I have had the privilege to work with the authors as editor in the publication of this work for the past several years. First, as a future contribution of the Proceedings of the Desert Laboratory of the University of Arizona. In this capacity, I oversaw an external review process with two independent scientific reviewers as well as an editorial review. The authors undertook edits and modifications based on the reviews and submitted an updated manuscript addressing all changes made. Unfortunately, due to my departure from the University and the cessation of the Proceedings of the Desert Laboratory this work was not published in that venue. However, the fully edited and richly illustrated manuscript is presented in its entirety here for broad dissemination via a freely available digital version and on-demand hard copies.

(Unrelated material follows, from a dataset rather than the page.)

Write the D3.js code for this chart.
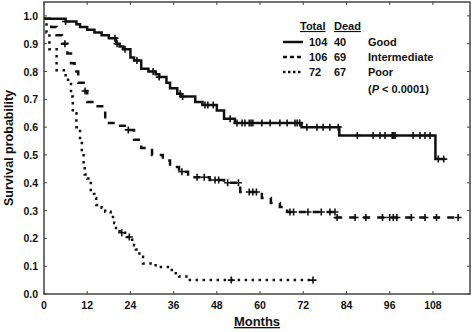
<!DOCTYPE html>
<html>
<head>
<meta charset="utf-8">
<script src="https://cdn.jsdelivr.net/npm/d3@7"></script>
<style>
  body { margin: 0; background: #fff; }
  text { font-family: "Liberation Sans", Arial, sans-serif; font-weight: bold; fill: #111; }
</style>
</head>
<body>
<div id="chart"></div>
<script>
// step curves: time (months) and survival after that time
const goodTimes = [0, 6, 9, 10, 12, 14, 16, 18, 20, 21, 22, 24, 25, 27, 29, 31, 32, 34, 35, 37, 38, 42, 44, 48, 50, 53, 71.5, 82, 108.7, 111.3];
const goodSurv  = [0.99, 0.98, 0.97, 0.96, 0.95, 0.94, 0.93, 0.92, 0.90, 0.89, 0.88, 0.85, 0.84, 0.81, 0.80, 0.79, 0.78, 0.76, 0.74, 0.72, 0.71, 0.69, 0.68, 0.66, 0.63, 0.615, 0.60, 0.57, 0.485, 0.485];
const goodCensor = [6, 19.7, 20.3, 22.5, 25.8, 30.3, 32, 37.8, 38.5, 44.7, 45.5, 47, 51.7, 53.6, 55, 55.8, 57, 57.5, 58, 60.5, 62.8, 65.5, 67.5, 69.7, 70.3, 71, 73, 75.8, 77.5, 79.4, 81.7, 87, 91.4, 93.3, 94.7, 96.7, 97.1, 97.5, 102.5, 104.4, 105.8, 107.2, 109.5, 111];

const interTimes = [0, 2, 3.5, 5, 6.5, 7.5, 8.5, 9.5, 11, 12, 14, 17, 20, 23, 25, 27, 30, 33, 35, 37.5, 40, 46, 50, 54.5, 60.5, 63, 65.5, 67.5, 81, 115.5];
const interSurv  = [0.99, 0.96, 0.93, 0.90, 0.865, 0.83, 0.80, 0.76, 0.73, 0.69, 0.675, 0.615, 0.605, 0.59, 0.555, 0.525, 0.50, 0.48, 0.457, 0.44, 0.42, 0.41, 0.40, 0.367, 0.345, 0.327, 0.313, 0.295, 0.275, 0.275];
const interCensor = [5.8, 11.4, 23.4, 38.3, 42.5, 44.5, 47.5, 48.5, 51, 54, 57, 58, 59, 68.3, 69.3, 73.3, 77, 79.4, 80.8, 81.4, 86.4, 89.4, 94, 96, 97, 98, 102, 105.8, 109, 115];

const poorTimes = [0, 0.7, 1.5, 3.5, 6, 7.5, 8, 9, 10, 10.5, 11, 11.3, 12, 13, 14, 14.5, 16, 17, 18.5, 19.5, 20, 21, 23, 24.5, 25, 25.5, 26.5, 27.5, 31, 35.5, 37.5, 40, 75];
const poorSurv  = [0.99, 0.94, 0.88, 0.805, 0.77, 0.71, 0.65, 0.60, 0.555, 0.505, 0.46, 0.43, 0.415, 0.36, 0.345, 0.32, 0.31, 0.296, 0.277, 0.255, 0.23, 0.22, 0.205, 0.195, 0.175, 0.16, 0.134, 0.11, 0.097, 0.075, 0.063, 0.05, 0.05];
const poorCensor = [21.6, 23.7, 52, 74.7];

const xTicks = [0, 12, 24, 36, 48, 60, 72, 84, 96, 108];
const yTicks = [0, 0.1, 0.2, 0.3, 0.4, 0.5, 0.6, 0.7, 0.8, 0.9, 1.0];

const legendTotal = [104, 106, 72];
const legendDead = [40, 69, 67];
const legendLabels = ["Good", "Intermediate", "Poor"];

const W = 474, H = 332;
const margins = { top: 2, right: 4, bottom: 38, left: 44 };

const svg = d3.select("#chart").append("svg")
  .attr("width", W).attr("height", H);

const x = d3.scaleLinear().domain([0, 118.3]).range([margins.left, W - margins.right]);
const y = d3.scaleLinear().domain([0, 1.05]).range([H - margins.bottom, margins.top]);

// frame
svg.append("rect")
  .attr("x", x(0)).attr("y", y(1.05))
  .attr("width", x(118.3) - x(0)).attr("height", y(0) - y(1.05))
  .attr("fill", "none").attr("stroke", "#444").attr("stroke-width", 1.5);

// inward ticks on all sides
const tickLen = 3;
svg.append("g").selectAll("line").data(xTicks).join("line")
  .attr("x1", d => x(d)).attr("x2", d => x(d))
  .attr("y1", y(0)).attr("y2", y(0) - tickLen)
  .attr("stroke", "#444");
svg.append("g").selectAll("line").data(xTicks).join("line")
  .attr("x1", d => x(d)).attr("x2", d => x(d))
  .attr("y1", y(1.05)).attr("y2", y(1.05) + tickLen)
  .attr("stroke", "#444");
svg.append("g").selectAll("line").data(yTicks).join("line")
  .attr("x1", x(0)).attr("x2", x(0) + tickLen)
  .attr("y1", d => y(d)).attr("y2", d => y(d))
  .attr("stroke", "#444");
svg.append("g").selectAll("line").data(yTicks).join("line")
  .attr("x1", x(118.3)).attr("x2", x(118.3) - tickLen)
  .attr("y1", d => y(d)).attr("y2", d => y(d))
  .attr("stroke", "#444");

// tick labels
svg.append("g").selectAll("text").data(xTicks).join("text")
  .attr("x", d => x(d)).attr("y", y(0) + 15)
  .attr("text-anchor", "middle").attr("font-size", 10.5)
  .text(d => d);
svg.append("g").selectAll("text").data(yTicks).join("text")
  .attr("x", x(0) - 6).attr("y", d => y(d) + 4)
  .attr("text-anchor", "end").attr("font-size", 10.5)
  .text(d => d3.format(".1f")(d));

// axis titles
svg.append("text")
  .attr("transform", `translate(13,${(y(0) + y(1.05)) / 2}) rotate(-90)`)
  .attr("text-anchor", "middle").attr("font-size", 12.5)
  .text("Survival probability");
svg.append("text")
  .attr("x", 257).attr("y", 326)
  .attr("text-anchor", "middle").attr("font-size", 13)
  .attr("text-decoration", "underline")
  .text("Months");

// curves
const curves = [
  { times: goodTimes, surv: goodSurv, censor: goodCensor, dash: null },
  { times: interTimes, surv: interSurv, censor: interCensor, dash: "7,7" },
  { times: poorTimes, surv: poorSurv, censor: poorCensor, dash: "2.5,4.5" },
];

const line = d3.line()
  .x(d => x(d[0])).y(d => y(d[1]))
  .curve(d3.curveStepAfter);

function survAt(c, t) {
  let s = c.surv[0];
  for (let i = 0; i < c.times.length; i++) {
    if (c.times[i] <= t) s = c.surv[i];
  }
  return s;
}

curves.forEach(c => {
  const pts = c.times.map((t, i) => [t, c.surv[i]]);
  svg.append("path")
    .datum(pts)
    .attr("d", line)
    .attr("fill", "none")
    .attr("stroke", "#111")
    .attr("stroke-width", 2.5)
    .attr("stroke-dasharray", c.dash);

  // censor marks (+)
  svg.append("g").selectAll("path").data(c.censor).join("path")
    .attr("d", t => {
      const cx = x(t), cy = y(survAt(c, t));
      return `M${cx - 3.5},${cy}H${cx + 3.5}M${cx},${cy - 3.5}V${cy + 3.5}`;
    })
    .attr("stroke", "#111").attr("stroke-width", 1.6).attr("fill", "none");
});

// legend
const lg = svg.append("g").attr("font-size", 11);
lg.append("text").attr("x", 300).attr("y", 30)
  .attr("text-decoration", "underline").text("Total");
lg.append("text").attr("x", 334).attr("y", 30)
  .attr("text-decoration", "underline").text("Dead");
const rowY = [46, 61, 76];
const dashes = [null, "4,3", "2.5,2.5"];
legendLabels.forEach((lab, i) => {
  lg.append("line")
    .attr("x1", 283).attr("x2", 303)
    .attr("y1", rowY[i] - 4).attr("y2", rowY[i] - 4)
    .attr("stroke", "#111").attr("stroke-width", 2.5)
    .attr("stroke-dasharray", dashes[i]);
  lg.append("text").attr("x", 309).attr("y", rowY[i]).text(legendTotal[i]);
  lg.append("text").attr("x", 334).attr("y", rowY[i]).text(legendDead[i]);
  lg.append("text").attr("x", 368).attr("y", rowY[i]).text(lab);
});
const pText = lg.append("text").attr("x", 368).attr("y", 93);
pText.append("tspan").text("(");
pText.append("tspan").attr("font-style", "italic").text("P");
pText.append("tspan").text(" < 0.0001)");
</script>
</body>
</html>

On its own, this work provides careful and important site-specific data on dozens of mammal species that represent a portion of the rich fauna of the Sky Islands. At the regional and international level, linked with other robust camera trapping and observation-based studies, it illuminates continued connectivity across an increasingly fragmented landscape. The importance of protected areas and local leadership as exemplified by the Robles family and Rancho El Aribabi are some of the strongest approaches to lasting conservation. The careful documentation presented here adds another cornerstone to a network of efforts and individuals working to understand and protect the beautiful and wild places of the borderlands.